The Importance of Alleging Control: Between Corwin and MFW

The Harvard Law School Forum on Corporate Governance and Financial Regulation 2018-04-19

Posted by Steven M. Haas and Meghan Garrant, Hunton Andrews Kurth LLP, on Thursday, April 19, 2018
Editor's Note: Steven M. Haas is a partner and Meghan Garrant is an associate at Hunton Andrews Kurth LLP. This post is based on a Hunton Andrews Kurth publication, and is part of the Delaware law series; links to other posts in the series are available hereRelated research from the Program on Corporate Governance includes Independent Directors and Controlling Shareholders, by Lucian Bebchuk and Assaf Hamdani (discussed on the Forum here).

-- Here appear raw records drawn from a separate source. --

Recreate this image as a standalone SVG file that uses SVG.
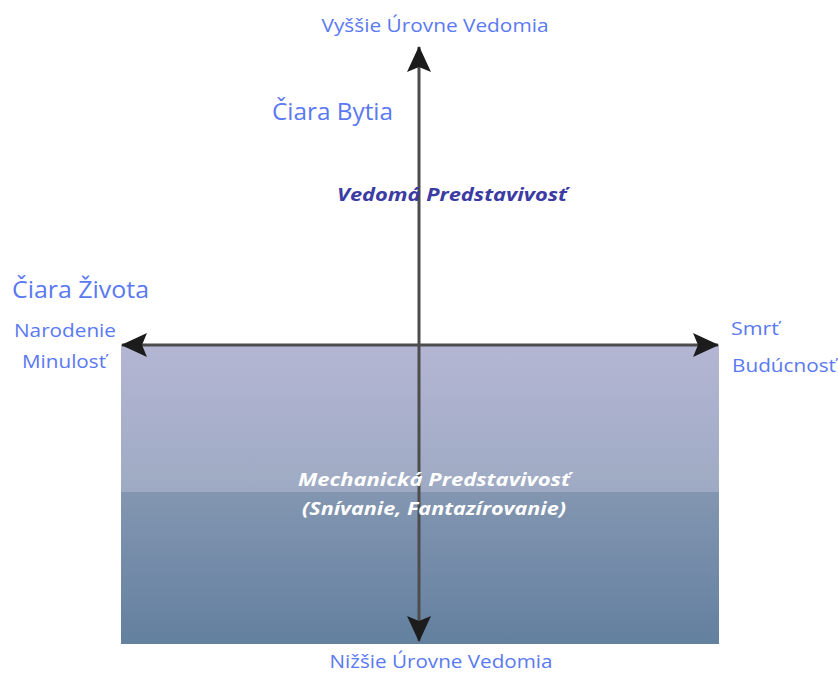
<svg xmlns="http://www.w3.org/2000/svg" width="838" height="673" viewBox="0 0 838 673">
  <defs>
    <linearGradient id="upperBand" x1="0" y1="0" x2="0" y2="1">
      <stop offset="0" stop-color="#b4b6d3"/>
      <stop offset="1" stop-color="#9eaac3"/>
    </linearGradient>
    <linearGradient id="lowerBand" x1="0" y1="0" x2="0" y2="1">
      <stop offset="0" stop-color="#8396b1"/>
      <stop offset="1" stop-color="#63809f"/>
    </linearGradient>
    <marker id="head" viewBox="0 0 28 24" refX="26" refY="12" markerWidth="28" markerHeight="24" markerUnits="userSpaceOnUse" orient="auto">
      <path d="M27,12 L1,0 L6,12 L1,24 Z" fill="#1c1c1c"/>
    </marker>
    <style>
      .blue { font-family: "Open Sans", "Noto Sans", sans-serif; fill: #5a79f2; }
      .label { font-size: 19px; }
      .title { font-size: 23px; }
      .fancy { font-family: "Open Sans", "Noto Sans", sans-serif; font-size: 17px; font-weight: bold; font-style: italic; }
      .axis { stroke: #4d4d4d; stroke-width: 3; fill: none; }
    </style>
  </defs>

  <!-- Shaded field below the line of life -->
  <g id="field">
    <rect x="121" y="345" width="598" height="147" fill="url(#upperBand)"/>
    <rect x="121" y="492" width="598" height="152" fill="url(#lowerBand)"/>
  </g>

  <!-- Axes -->
  <g id="connectors">
    <line class="axis" x1="419" y1="345" x2="419" y2="47" marker-end="url(#head)"/>
    <line class="axis" x1="419" y1="345" x2="419" y2="641" marker-end="url(#head)"/>
    <line class="axis" x1="419" y1="345" x2="122" y2="345" marker-end="url(#head)"/>
    <line class="axis" x1="419" y1="345" x2="718" y2="345" marker-end="url(#head)"/>
  </g>

  <g id="top-label">
    <text class="blue label" x="435" y="32" text-anchor="middle" textLength="227" lengthAdjust="spacingAndGlyphs">Vyššie  Úrovne Vedomia</text>
  </g>
  <g id="line-of-being">
    <text class="blue title" x="272" y="120" textLength="121" lengthAdjust="spacingAndGlyphs">Čiara Bytia</text>
  </g>
  <g id="line-of-life">
    <text class="blue title" x="12" y="298" textLength="137" lengthAdjust="spacingAndGlyphs">Čiara Života</text>
  </g>
  <g id="left-label">
    <text class="blue label" x="65" y="337" text-anchor="middle" textLength="102" lengthAdjust="spacingAndGlyphs">Narodenie</text>
    <text class="blue label" x="64" y="368" text-anchor="middle" textLength="84" lengthAdjust="spacingAndGlyphs">Minulosť</text>
  </g>
  <g id="right-label">
    <text class="blue label" x="731" y="335" textLength="48" lengthAdjust="spacingAndGlyphs">Smrť</text>
    <text class="blue label" x="732" y="372" textLength="104" lengthAdjust="spacingAndGlyphs">Budúcnosť</text>
  </g>
  <g id="conscious-imagination">
    <text class="fancy" x="452" y="201" text-anchor="middle" fill="#3b3ba3" textLength="230" lengthAdjust="spacingAndGlyphs">Vedomá Predstavivosť</text>
  </g>
  <g id="mechanical-imagination">
    <text class="fancy" x="434" y="486" text-anchor="middle" fill="#ffffff" textLength="272" lengthAdjust="spacingAndGlyphs">Mechanická Predstavivosť</text>
    <text class="fancy" x="434" y="515" text-anchor="middle" fill="#ffffff" textLength="264" lengthAdjust="spacingAndGlyphs">(Snívanie, Fantazírovanie)</text>
  </g>
  <g id="bottom-label">
    <text class="blue label" x="441" y="668" text-anchor="middle" textLength="223" lengthAdjust="spacingAndGlyphs">Nižšie Úrovne Vedomia</text>
  </g>
</svg>
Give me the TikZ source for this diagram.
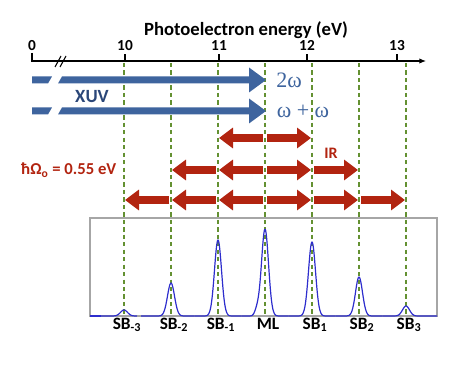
\documentclass[tikz,border=0pt]{standalone}
\usepackage{fontspec}
\setmainfont{Carlito}
\newfontfamily\serifgreek{Liberation Serif}
\usetikzlibrary{arrows.meta}
\definecolor{xuvblue}{RGB}{62,100,158}
\definecolor{xuvtext}{RGB}{42,70,120}
\definecolor{irred}{RGB}{178,36,16}
\definecolor{gridgreen}{RGB}{100,145,50}
\definecolor{peakblue}{RGB}{45,45,205}
\begin{document}
\begin{tikzpicture}[x=0.75pt,y=-0.75pt,
    gridline/.style={gridgreen, line width=0.9pt, dash pattern=on 3.2pt off 2.4pt},
    irarrow/.style={irred, line width=6pt, -{Triangle[length=10.5pt,width=15pt]}},
    ticklab/.style={font=\fontsize{11.5}{13}\selectfont\bfseries, anchor=base},
    sblab/.style={font=\fontsize{13}{15}\selectfont\bfseries, anchor=base},
    peakline/.style={peakblue, line width=0.9pt}]
\useasboundingbox (0,0) rectangle (474,366);

% Dashed lines through the peaks
\foreach \k in {0,...,6}
    \draw[gridline] ({124+47*\k},63) -- ({124+47*\k},316);

% Energy axis
\draw[line width=0.8pt, -{Latex[length=5pt,width=4pt]}] (32,53) -- (32,61) -- (426,61);
\draw[line width=0.8pt] (55,67) -- (61,56);
\draw[line width=0.8pt] (60,67) -- (66,56);
\node[ticklab] (t0) at (32,51) {0};
\foreach \x/\lab in {125/10, 219/11, 307/12, 397/13} {
    \draw[line width=0.8pt] (\x,61) -- (\x,54);
    \node[ticklab] (t\lab) at (\x,51) {\lab};
}
\node[font=\fontsize{14}{16}\selectfont\bfseries, anchor=base] (title) at (246,36) {Photoelectron energy (eV)};

% XUV arrows
\foreach \y in {80,111} {
    \fill[xuvblue] (32,\y-3.5) -- (52,\y-3.5) -- (48,\y+3.5) -- (32,\y+3.5) -- cycle;
    \fill[xuvblue] (62,\y-3.5) -- (249,\y-3.5) -- (249,\y-12.5) -- (266,\y)
        -- (249,\y+12.5) -- (249,\y+3.5) -- (58,\y+3.5) -- cycle;
}
\node[text=xuvtext, font=\fontsize{14}{16}\selectfont\bfseries] (xuv) at (92,97) {XUV};
\node[text=xuvblue, font=\serifgreek\fontsize{16.5}{19}\selectfont, anchor=base] (two) at (289,88) {2ω};
\node[text=xuvblue, font=\serifgreek\fontsize{16.5}{19}\selectfont, anchor=base] (sum) at (303,118) {ω + ω};

% IR arrows, left then right
\foreach \i/\y in {2/138, 1/170, 2/170, 0/200, 1/200, 2/200}
    \draw[irarrow] ({124+47*(\i+1)-2},\y) -- ({124+47*\i+1},\y);
\foreach \i/\y in {3/138, 3/170, 4/170, 3/200, 4/200, 5/200}
    \draw[irarrow] ({124+47*\i+2},\y) -- ({124+47*(\i+1)-1},\y);
\node[text=irred, font=\fontsize{12}{14}\selectfont\bfseries] (ir) at (331,153) {IR};
\node[text=irred, font=\fontsize{12.5}{14}\selectfont\bfseries, anchor=base east] (hbar) at (121,175) {ħΩ\textsubscript{o} = 0.55 eV};

% Spectrum
\draw[gray!70, line width=0.9pt] (90,218) rectangle (437,316);
\draw[peakline] (90,316) -- (100.5,316);
\foreach \pos/\amp/\sh/\lo/\hi in {124/6/0/100.5/137, 171/33/0/141/194.5, 218/76/0/194.5/241.5,
        265/87/6/241.5/288.5, 312/74/0/288.5/335.5, 359/39/0/335.5/382.5, 406/10/0/382.5/437}
    \draw[peakline] plot[domain=\lo:\hi, samples=70, smooth]
        (\x, {316 - \amp*exp(-(\x-\pos)^2/24.5) - \sh*exp(-(\x-\pos+8)^2/10)});

% Peak labels
\node[sblab] (sbm3) at (127,329) {SB\textsubscript{-3}};
\node[sblab] (sbm2) at (174,329) {SB\textsubscript{-2}};
\node[sblab] (sbm1) at (221,329) {SB\textsubscript{-1}};
\node[sblab] (ml) at (268,329) {ML};
\node[sblab] (sbp1) at (315,329) {SB\textsubscript{1}};
\node[sblab] (sbp2) at (362,329) {SB\textsubscript{2}};
\node[sblab] (sbp3) at (409,329) {SB\textsubscript{3}};
\end{tikzpicture}
\end{document}
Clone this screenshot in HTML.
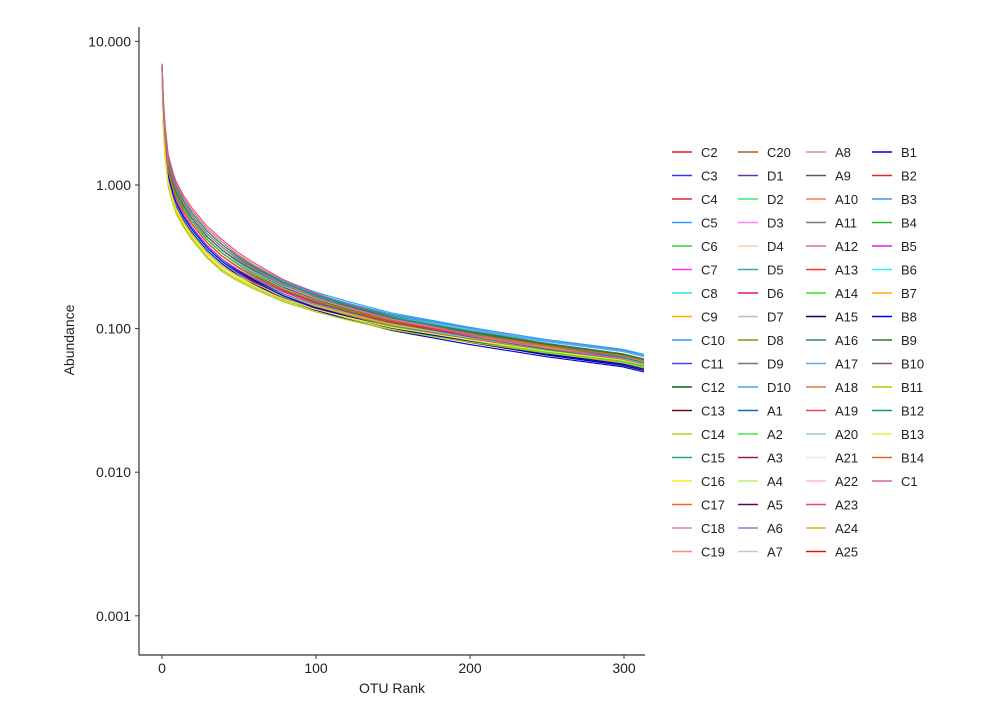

The Delaware Court of Chancery recently held that individual members of Rouse Properties Inc.’s board of directors, who negotiated and approved a merger with the company’s largest stockholder in 2016, were protected under Corwin [1] by the business judgment rule from claims by plaintiff stockholders that the board, allegedly controlled by the stockholder, had breached their fiduciary duties.

Background

In Re Rouse Properties, Inc. Fiduciary Litigation [2] arose out of the 2016 merger between Rouse Properties Inc. (“Rouse”), a Delaware corporation and real estate investment trust, and Brookfield Asset Management, Inc. (“Brookfield”), a Canadian global asset management corporation. In January 2016, Brookfield, owning 33.5% of the outstanding shares of Rouse, made an offer to acquire all of Rouse’s remaining outstanding shares for $17 per share. In response, Rouse formed a special committee of independent directors to negotiate with Brookfield and consider strategic alternatives. The parties ultimately agreed on a price of $18.25 per share and signed a merger agreement, which was subsequently approved by 82.44% of Rouse’s non-Brookfield-affiliated shares.